SET EXERCISE
Extract each line of the material that follows exactly and omit its pictures.

⁂

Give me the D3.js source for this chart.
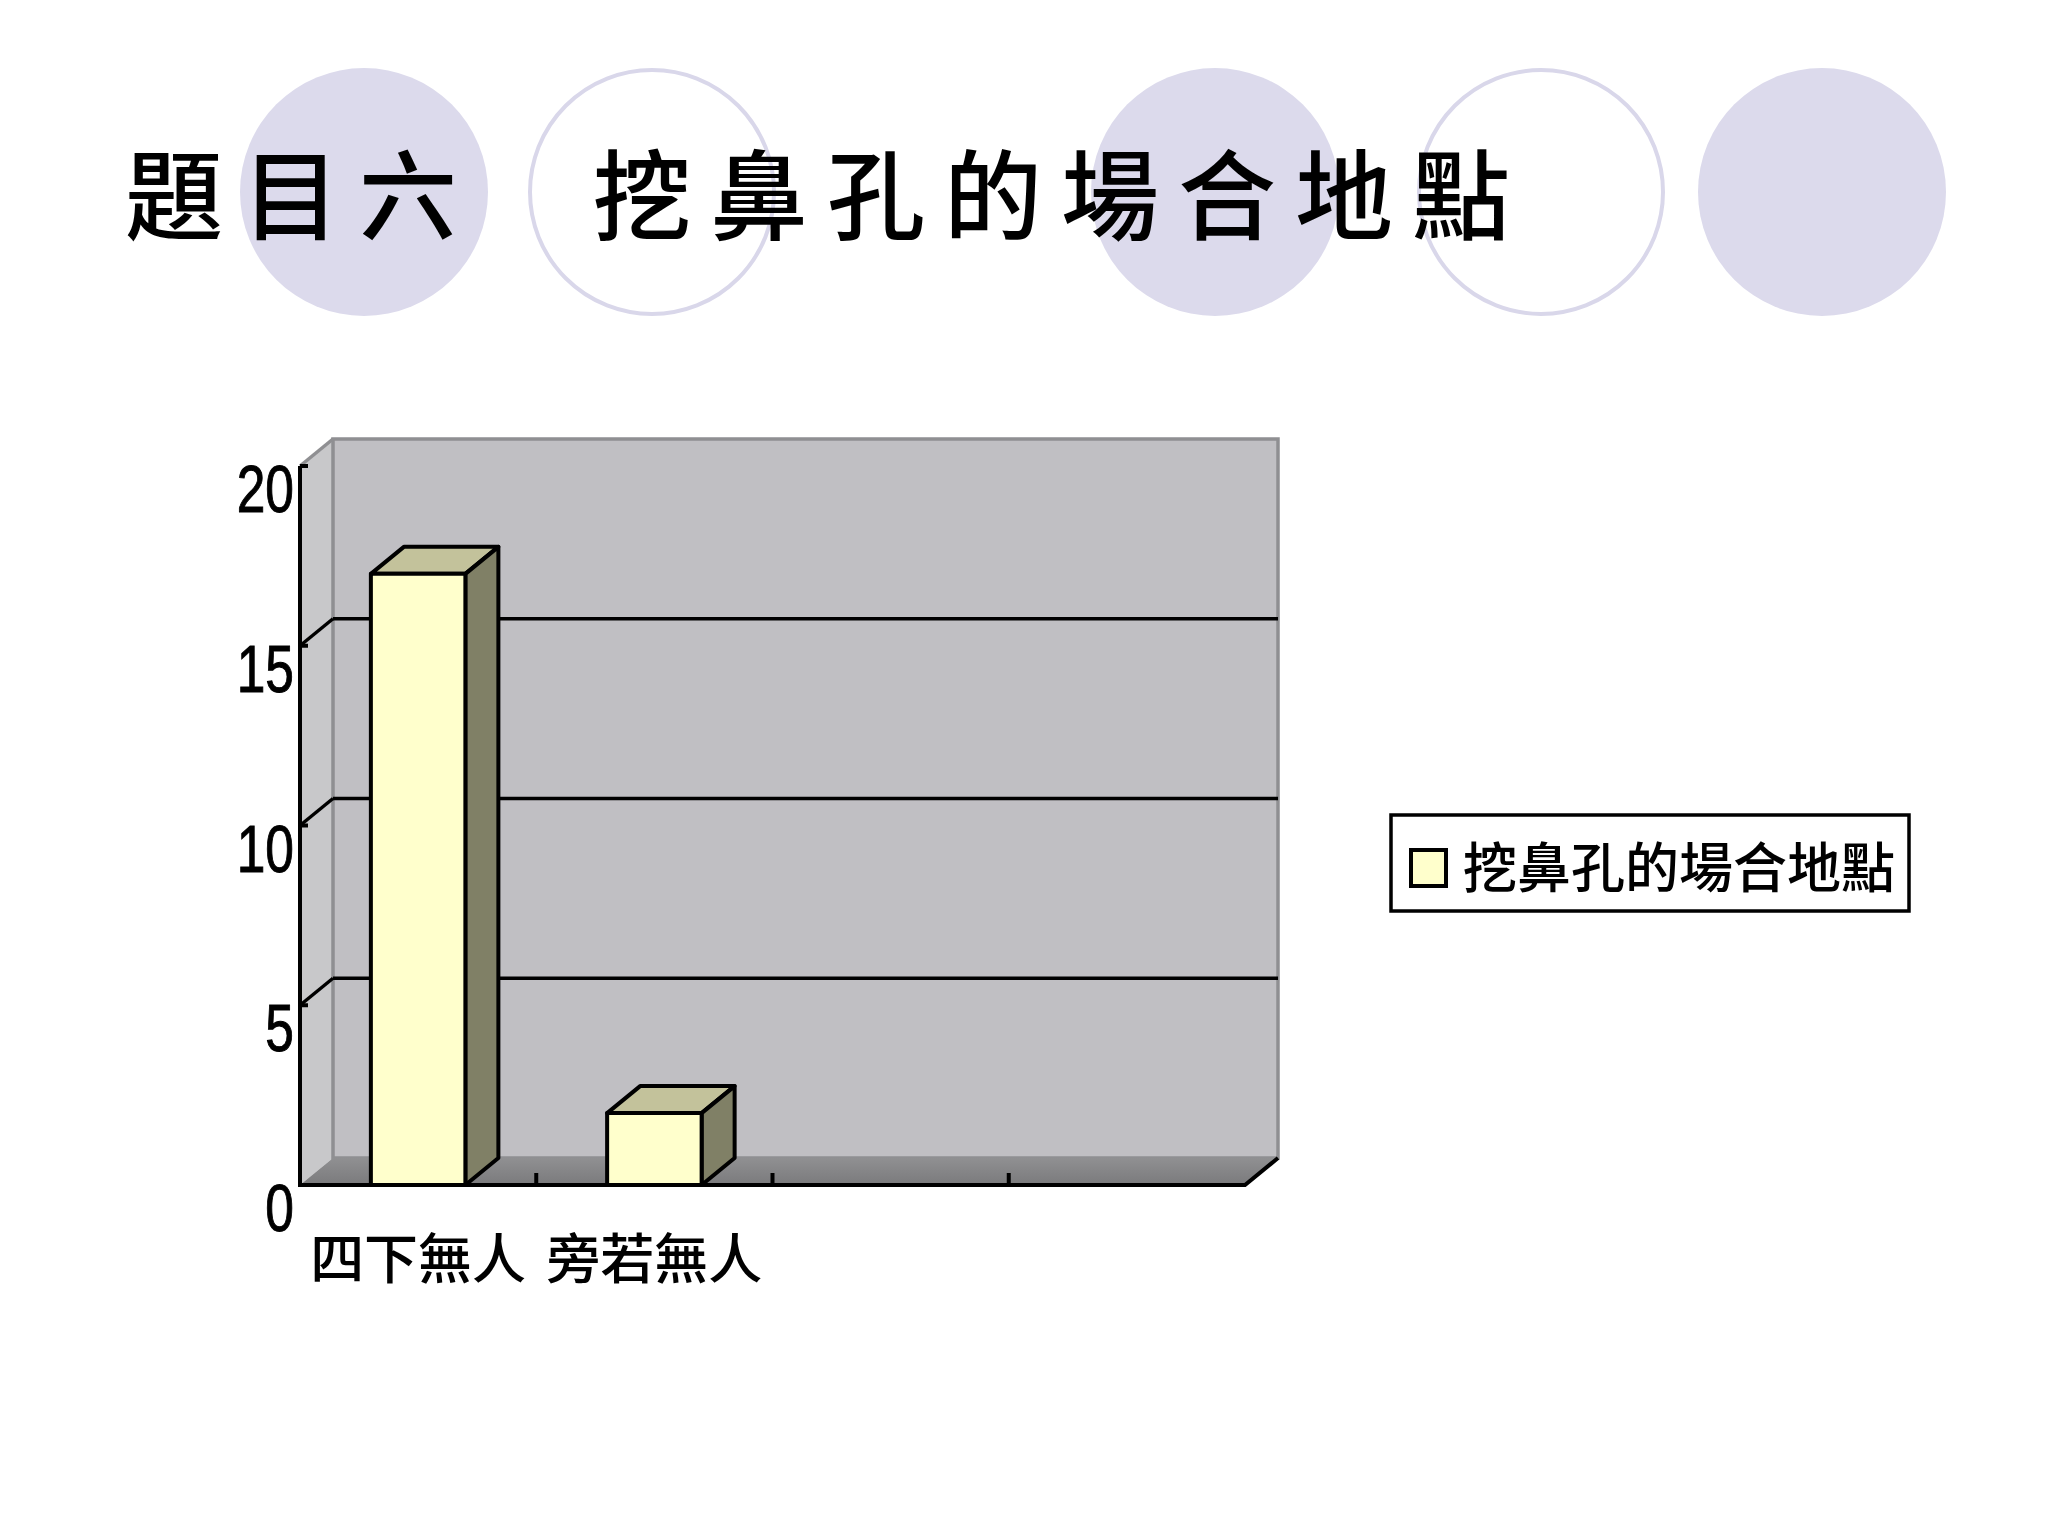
<!DOCTYPE html>
<html>
<head>
<meta charset="utf-8">
<script src="https://cdn.jsdelivr.net/npm/d3@7"></script>
<style>
  html, body { margin: 0; padding: 0; background: #fff; }
  svg { display: block; }
</style>
</head>
<body>
<svg id="chart" width="2048" height="1536"></svg>
<script>
// data
const titleText = "題目六　挖鼻孔的場合地點";
const seriesName = "挖鼻孔的場合地點";
const categories = ["四下無人", "旁若無人", "", ""];
const values = [17, 2, null, null];
const yTicks = [0, 5, 10, 15, 20];

const svg = d3.select("#chart");

// decorative circles of the slide template
const decor = [
  { cx: 364, filled: true },
  { cx: 652, filled: false },
  { cx: 1215, filled: true },
  { cx: 1541, filled: false },
  { cx: 1822, filled: true }
];

svg.append("g").selectAll("circle")
  .data(decor)
  .join("circle")
  .attr("cx", d => d.cx)
  .attr("cy", 192)
  .attr("r", d => d.filled ? 124 : 122)
  .attr("fill", d => d.filled ? "#dcdaec" : "none")
  .attr("stroke", d => d.filled ? "none" : "#d9d7ea")
  .attr("stroke-width", 4);

svg.append("text")
  .attr("x", 125)
  .attr("y", 232)
  .attr("font-family", "'Noto Sans CJK TC', 'Noto Sans CJK SC', sans-serif")
  .attr("font-weight", 500)
  .attr("font-size", 98)
  .attr("letter-spacing", 19)
  .attr("fill", "#000")
  .text(titleText);

// plot frame
const plotLeft = 300, plotRight = 1245, plotBottom = 1185, plotTop = 466;
const depthX = 33, depthY = -27;

const x = d3.scaleBand()
  .domain(d3.range(categories.length))
  .range([plotLeft, plotRight])
  .paddingInner(0.6)
  .paddingOuter(0.3);

const xCat = d3.scaleBand()
  .domain(d3.range(categories.length))
  .range([plotLeft, plotRight]);

const y = d3.scaleLinear().domain([0, 20]).range([plotBottom, plotTop]);

const plot = svg.append("g");

// side wall
plot.append("path")
  .attr("d", `M${plotLeft},${y(20)} L${plotLeft + depthX},${y(20) + depthY} L${plotLeft + depthX},${y(0) + depthY} L${plotLeft},${y(0)} Z`)
  .attr("fill", "#c8c8ca");

// back wall
plot.append("rect")
  .attr("x", plotLeft + depthX)
  .attr("y", y(20) + depthY)
  .attr("width", plotRight - plotLeft)
  .attr("height", y(0) - y(20))
  .attr("fill", "#c0bfc3")
  .attr("stroke", "#8f8f92")
  .attr("stroke-width", 3.5);

// floor
const floorGrad = svg.append("defs").append("linearGradient")
  .attr("id", "floorGrad").attr("x1", 0).attr("y1", 0).attr("x2", 0).attr("y2", 1);
floorGrad.append("stop").attr("offset", 0).attr("stop-color", "#909092");
floorGrad.append("stop").attr("offset", 1).attr("stop-color", "#7a7a7c");

plot.append("path")
  .attr("d", `M${plotLeft},${y(0)} L${plotLeft + depthX},${y(0) + depthY} L${plotRight + depthX},${y(0) + depthY} L${plotRight},${y(0)} Z`)
  .attr("fill", "url(#floorGrad)");

// side wall top edge
plot.append("line")
  .attr("x1", plotLeft).attr("y1", y(20))
  .attr("x2", plotLeft + depthX).attr("y2", y(20) + depthY)
  .attr("stroke", "#8f8f92").attr("stroke-width", 3.5);

// gridlines (back wall + side wall)
const grid = plot.append("g")
  .attr("stroke", "#000")
  .attr("stroke-width", 3.5);

grid.selectAll("line.back")
  .data(yTicks.filter(v => v > 0 && v < 20))
  .join("line")
  .attr("class", "back")
  .attr("x1", plotLeft + depthX).attr("x2", plotRight + depthX)
  .attr("y1", v => y(v) + depthY).attr("y2", v => y(v) + depthY);

grid.selectAll("line.side")
  .data(yTicks.filter(v => v > 0 && v < 20))
  .join("line")
  .attr("class", "side")
  .attr("x1", plotLeft).attr("y1", v => y(v))
  .attr("x2", plotLeft + depthX).attr("y2", v => y(v) + depthY);

// bars
const bars = plot.append("g")
  .selectAll("g.bar")
  .data(values.map((v, i) => ({ v, i })).filter(d => d.v != null))
  .join("g")
  .attr("class", "bar")
  .attr("stroke", "#000")
  .attr("stroke-width", 4)
  .attr("stroke-linejoin", "round");

bars.append("path")
  .attr("d", d => {
    const x0 = x(d.i), x1 = x(d.i) + x.bandwidth(), yt = y(d.v);
    return `M${x0},${yt} L${x0 + depthX},${yt + depthY} L${x1 + depthX},${yt + depthY} L${x1},${yt} Z`;
  })
  .attr("fill", "#c3c29b");

bars.append("path")
  .attr("d", d => {
    const x1 = x(d.i) + x.bandwidth(), yt = y(d.v), yb = y(0);
    return `M${x1},${yt} L${x1 + depthX},${yt + depthY} L${x1 + depthX},${yb + depthY} L${x1},${yb} Z`;
  })
  .attr("fill", "#808066");

bars.append("rect")
  .attr("x", d => x(d.i))
  .attr("y", d => y(d.v))
  .attr("width", x.bandwidth())
  .attr("height", d => y(0) - y(d.v))
  .attr("fill", "#ffffcc");

// axes
const axes = plot.append("g")
  .attr("stroke", "#000")
  .attr("stroke-width", 4)
  .attr("fill", "none");

axes.append("path")
  .attr("d", `M${plotLeft},${y(20)} L${plotLeft},${y(0)} L${plotRight},${y(0)} L${plotRight + depthX},${y(0) + depthY}`);

axes.selectAll("line.ytick")
  .data(yTicks)
  .join("line")
  .attr("class", "ytick")
  .attr("x1", plotLeft).attr("x2", plotLeft + 8)
  .attr("y1", v => y(v)).attr("y2", v => y(v));

axes.selectAll("line.xtick")
  .data(d3.range(1, categories.length))
  .join("line")
  .attr("class", "xtick")
  .attr("x1", i => xCat(i)).attr("x2", i => xCat(i))
  .attr("y1", y(0)).attr("y2", y(0) - 12);

// y labels
plot.append("g")
  .selectAll("text")
  .data(yTicks)
  .join("text")
  .attr("transform", v => `translate(${plotLeft - 6},${y(v) + 46}) scale(0.78,1)`)
  .attr("text-anchor", "end")
  .attr("font-family", "'Liberation Sans', Arial, sans-serif")
  .attr("font-size", 66)
  .attr("fill", "#000")
  .attr("stroke", "#000")
  .attr("stroke-width", 1)
  .text(v => v);

// category labels
plot.append("g")
  .selectAll("text")
  .data(categories)
  .join("text")
  .attr("x", (d, i) => xCat(i) + xCat.bandwidth() / 2)
  .attr("y", 1279)
  .attr("text-anchor", "middle")
  .attr("font-family", "'Noto Sans CJK TC', sans-serif")
  .attr("font-weight", 500)
  .attr("font-size", 54)
  .attr("fill", "#000")
  .text(d => d);

// legend
const legend = svg.append("g");
legend.append("rect")
  .attr("x", 1391).attr("y", 815)
  .attr("width", 518).attr("height", 96)
  .attr("fill", "#fff")
  .attr("stroke", "#000")
  .attr("stroke-width", 3.5);
legend.append("rect")
  .attr("x", 1411).attr("y", 850)
  .attr("width", 35).attr("height", 36)
  .attr("fill", "#ffffcc")
  .attr("stroke", "#000")
  .attr("stroke-width", 4);
legend.append("text")
  .attr("x", 1463).attr("y", 888)
  .attr("font-family", "'Noto Sans CJK TC', sans-serif")
  .attr("font-weight", 500)
  .attr("font-size", 54)
  .attr("fill", "#000")
  .text(seriesName);
</script>
</body>
</html>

⁂

WRITTEN RESPONSE
Give me the D3.js source for this chart.
<!DOCTYPE html>
<html>
<head>
<meta charset="utf-8">
<script src="https://cdn.jsdelivr.net/npm/d3@7"></script>
<style>
  html, body { margin: 0; padding: 0; background: #fff; }
  svg { display: block; }
</style>
</head>
<body>
<svg id="chart" width="2048" height="1536"></svg>
<script>
// data
const titleText = "題目六　挖鼻孔的場合地點";
const seriesName = "挖鼻孔的場合地點";
const categories = ["四下無人", "旁若無人", "", ""];
const values = [17, 2, null, null];
const yTicks = [0, 5, 10, 15, 20];

const svg = d3.select("#chart");

// decorative circles of the slide template
const decor = [
  { cx: 364, filled: true },
  { cx: 652, filled: false },
  { cx: 1215, filled: true },
  { cx: 1541, filled: false },
  { cx: 1822, filled: true }
];

svg.append("g").selectAll("circle")
  .data(decor)
  .join("circle")
  .attr("cx", d => d.cx)
  .attr("cy", 192)
  .attr("r", d => d.filled ? 124 : 122)
  .attr("fill", d => d.filled ? "#dcdaec" : "none")
  .attr("stroke", d => d.filled ? "none" : "#d9d7ea")
  .attr("stroke-width", 4);

svg.append("text")
  .attr("x", 125)
  .attr("y", 232)
  .attr("font-family", "'Noto Sans CJK TC', 'Noto Sans CJK SC', sans-serif")
  .attr("font-weight", 500)
  .attr("font-size", 98)
  .attr("letter-spacing", 19)
  .attr("fill", "#000")
  .text(titleText);

// plot frame
const plotLeft = 300, plotRight = 1245, plotBottom = 1185, plotTop = 466;
const depthX = 33, depthY = -27;

const x = d3.scaleBand()
  .domain(d3.range(categories.length))
  .range([plotLeft, plotRight])
  .paddingInner(0.6)
  .paddingOuter(0.3);

const xCat = d3.scaleBand()
  .domain(d3.range(categories.length))
  .range([plotLeft, plotRight]);

const y = d3.scaleLinear().domain([0, 20]).range([plotBottom, plotTop]);

const plot = svg.append("g");

// side wall
plot.append("path")
  .attr("d", `M${plotLeft},${y(20)} L${plotLeft + depthX},${y(20) + depthY} L${plotLeft + depthX},${y(0) + depthY} L${plotLeft},${y(0)} Z`)
  .attr("fill", "#c8c8ca");

// back wall
plot.append("rect")
  .attr("x", plotLeft + depthX)
  .attr("y", y(20) + depthY)
  .attr("width", plotRight - plotLeft)
  .attr("height", y(0) - y(20))
  .attr("fill", "#c0bfc3")
  .attr("stroke", "#8f8f92")
  .attr("stroke-width", 3.5);

// floor
const floorGrad = svg.append("defs").append("linearGradient")
  .attr("id", "floorGrad").attr("x1", 0).attr("y1", 0).attr("x2", 0).attr("y2", 1);
floorGrad.append("stop").attr("offset", 0).attr("stop-color", "#909092");
floorGrad.append("stop").attr("offset", 1).attr("stop-color", "#7a7a7c");

plot.append("path")
  .attr("d", `M${plotLeft},${y(0)} L${plotLeft + depthX},${y(0) + depthY} L${plotRight + depthX},${y(0) + depthY} L${plotRight},${y(0)} Z`)
  .attr("fill", "url(#floorGrad)");

// side wall top edge
plot.append("line")
  .attr("x1", plotLeft).attr("y1", y(20))
  .attr("x2", plotLeft + depthX).attr("y2", y(20) + depthY)
  .attr("stroke", "#8f8f92").attr("stroke-width", 3.5);

// gridlines (back wall + side wall)
const grid = plot.append("g")
  .attr("stroke", "#000")
  .attr("stroke-width", 3.5);

grid.selectAll("line.back")
  .data(yTicks.filter(v => v > 0 && v < 20))
  .join("line")
  .attr("class", "back")
  .attr("x1", plotLeft + depthX).attr("x2", plotRight + depthX)
  .attr("y1", v => y(v) + depthY).attr("y2", v => y(v) + depthY);

grid.selectAll("line.side")
  .data(yTicks.filter(v => v > 0 && v < 20))
  .join("line")
  .attr("class", "side")
  .attr("x1", plotLeft).attr("y1", v => y(v))
  .attr("x2", plotLeft + depthX).attr("y2", v => y(v) + depthY);

// bars
const bars = plot.append("g")
  .selectAll("g.bar")
  .data(values.map((v, i) => ({ v, i })).filter(d => d.v != null))
  .join("g")
  .attr("class", "bar")
  .attr("stroke", "#000")
  .attr("stroke-width", 4)
  .attr("stroke-linejoin", "round");

bars.append("path")
  .attr("d", d => {
    const x0 = x(d.i), x1 = x(d.i) + x.bandwidth(), yt = y(d.v);
    return `M${x0},${yt} L${x0 + depthX},${yt + depthY} L${x1 + depthX},${yt + depthY} L${x1},${yt} Z`;
  })
  .attr("fill", "#c3c29b");

bars.append("path")
  .attr("d", d => {
    const x1 = x(d.i) + x.bandwidth(), yt = y(d.v), yb = y(0);
    return `M${x1},${yt} L${x1 + depthX},${yt + depthY} L${x1 + depthX},${yb + depthY} L${x1},${yb} Z`;
  })
  .attr("fill", "#808066");

bars.append("rect")
  .attr("x", d => x(d.i))
  .attr("y", d => y(d.v))
  .attr("width", x.bandwidth())
  .attr("height", d => y(0) - y(d.v))
  .attr("fill", "#ffffcc");

// axes
const axes = plot.append("g")
  .attr("stroke", "#000")
  .attr("stroke-width", 4)
  .attr("fill", "none");

axes.append("path")
  .attr("d", `M${plotLeft},${y(20)} L${plotLeft},${y(0)} L${plotRight},${y(0)} L${plotRight + depthX},${y(0) + depthY}`);

axes.selectAll("line.ytick")
  .data(yTicks)
  .join("line")
  .attr("class", "ytick")
  .attr("x1", plotLeft).attr("x2", plotLeft + 8)
  .attr("y1", v => y(v)).attr("y2", v => y(v));

axes.selectAll("line.xtick")
  .data(d3.range(1, categories.length))
  .join("line")
  .attr("class", "xtick")
  .attr("x1", i => xCat(i)).attr("x2", i => xCat(i))
  .attr("y1", y(0)).attr("y2", y(0) - 12);

// y labels
plot.append("g")
  .selectAll("text")
  .data(yTicks)
  .join("text")
  .attr("transform", v => `translate(${plotLeft - 6},${y(v) + 46}) scale(0.78,1)`)
  .attr("text-anchor", "end")
  .attr("font-family", "'Liberation Sans', Arial, sans-serif")
  .attr("font-size", 66)
  .attr("fill", "#000")
  .attr("stroke", "#000")
  .attr("stroke-width", 1)
  .text(v => v);

// category labels
plot.append("g")
  .selectAll("text")
  .data(categories)
  .join("text")
  .attr("x", (d, i) => xCat(i) + xCat.bandwidth() / 2)
  .attr("y", 1279)
  .attr("text-anchor", "middle")
  .attr("font-family", "'Noto Sans CJK TC', sans-serif")
  .attr("font-weight", 500)
  .attr("font-size", 54)
  .attr("fill", "#000")
  .text(d => d);

// legend
const legend = svg.append("g");
legend.append("rect")
  .attr("x", 1391).attr("y", 815)
  .attr("width", 518).attr("height", 96)
  .attr("fill", "#fff")
  .attr("stroke", "#000")
  .attr("stroke-width", 3.5);
legend.append("rect")
  .attr("x", 1411).attr("y", 850)
  .attr("width", 35).attr("height", 36)
  .attr("fill", "#ffffcc")
  .attr("stroke", "#000")
  .attr("stroke-width", 4);
legend.append("text")
  .attr("x", 1463).attr("y", 888)
  .attr("font-family", "'Noto Sans CJK TC', sans-serif")
  .attr("font-weight", 500)
  .attr("font-size", 54)
  .attr("fill", "#000")
  .text(seriesName);
</script>
</body>
</html>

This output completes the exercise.